_What this task involves_
Reproduce, character for character, the lines below from the first through the one with "(0,0) rectangle (700,500);". Leave pictures out.

_Provided data_
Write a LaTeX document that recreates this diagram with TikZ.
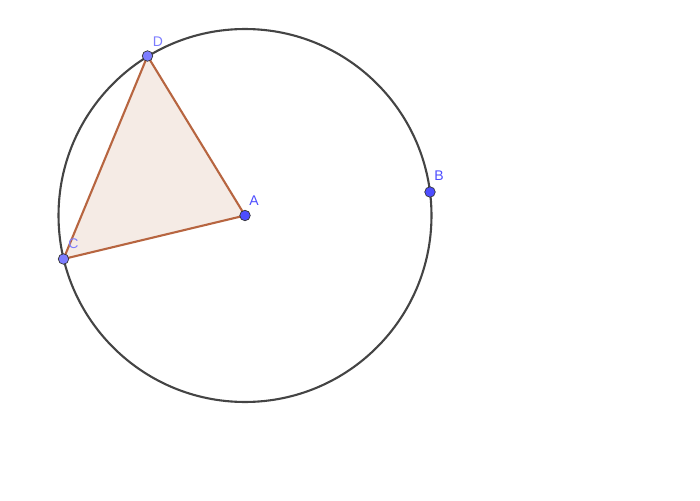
\documentclass[tikz,border=0pt]{standalone}
\usepackage{fontspec}
\setmainfont{Liberation Sans}
\usetikzlibrary{calc}

\definecolor{polybrown}{RGB}{153,51,0}
\definecolor{edgebrown}{RGB}{183,101,64}
\definecolor{circgray}{RGB}{68,68,68}
\definecolor{freeblue}{RGB}{77,77,255}
\definecolor{pathblue}{RGB}{125,125,255}

\tikzset{
  Point/.style={circle,draw=black!80,line width=0.7pt,inner sep=0pt,minimum size=10.5pt},
  Label/.style={font=\fontsize{14}{16}\selectfont,inner sep=0pt}
}

\begin{document}
\begin{tikzpicture}[x=1pt,y=-1pt]
\useasboundingbox (0,0) rectangle (700,500);

\coordinate (A) at (245,215.5);
\coordinate (B) at (430,192);
\coordinate (C) at (63.5,259);
\coordinate (D) at (147.5,56);

% triangle
\fill[polybrown!10] (A) -- (D) -- (C) -- cycle;
\draw[edgebrown,line width=2.1pt] (A) -- (D);
\draw[edgebrown,line width=2.1pt] (D) -- (C);
\draw[edgebrown,line width=2.1pt] (C) -- (A);

% circle through B
\draw[circgray,line width=2.1pt] let \p1=($(B)-(A)$) in (A) circle ({veclen(\x1,\y1)});

\node[Point,fill=freeblue] (pA) at (A) {};
\node[Point,fill=freeblue] (pB) at (B) {};
\node[Point,fill=pathblue] (pC) at (C) {};
\node[Point,fill=pathblue] (pD) at (D) {};

\node[Label,text=freeblue] (lA) at (254,201) {A};
\node[Label,text=freeblue] (lB) at (439,175.5) {B};
\node[Label,text=pathblue] (lC) at (73.5,244) {C};
\node[Label,text=pathblue] (lD) at (158,41.5) {D};

\end{tikzpicture}
\end{document}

_Full answer_
Write a LaTeX document that recreates this diagram with TikZ.
\documentclass[tikz,border=0pt]{standalone}
\usepackage{fontspec}
\setmainfont{Liberation Sans}
\usetikzlibrary{calc}

\definecolor{polybrown}{RGB}{153,51,0}
\definecolor{edgebrown}{RGB}{183,101,64}
\definecolor{circgray}{RGB}{68,68,68}
\definecolor{freeblue}{RGB}{77,77,255}
\definecolor{pathblue}{RGB}{125,125,255}

\tikzset{
  Point/.style={circle,draw=black!80,line width=0.7pt,inner sep=0pt,minimum size=10.5pt},
  Label/.style={font=\fontsize{14}{16}\selectfont,inner sep=0pt}
}

\begin{document}
\begin{tikzpicture}[x=1pt,y=-1pt]
\useasboundingbox (0,0) rectangle (700,500);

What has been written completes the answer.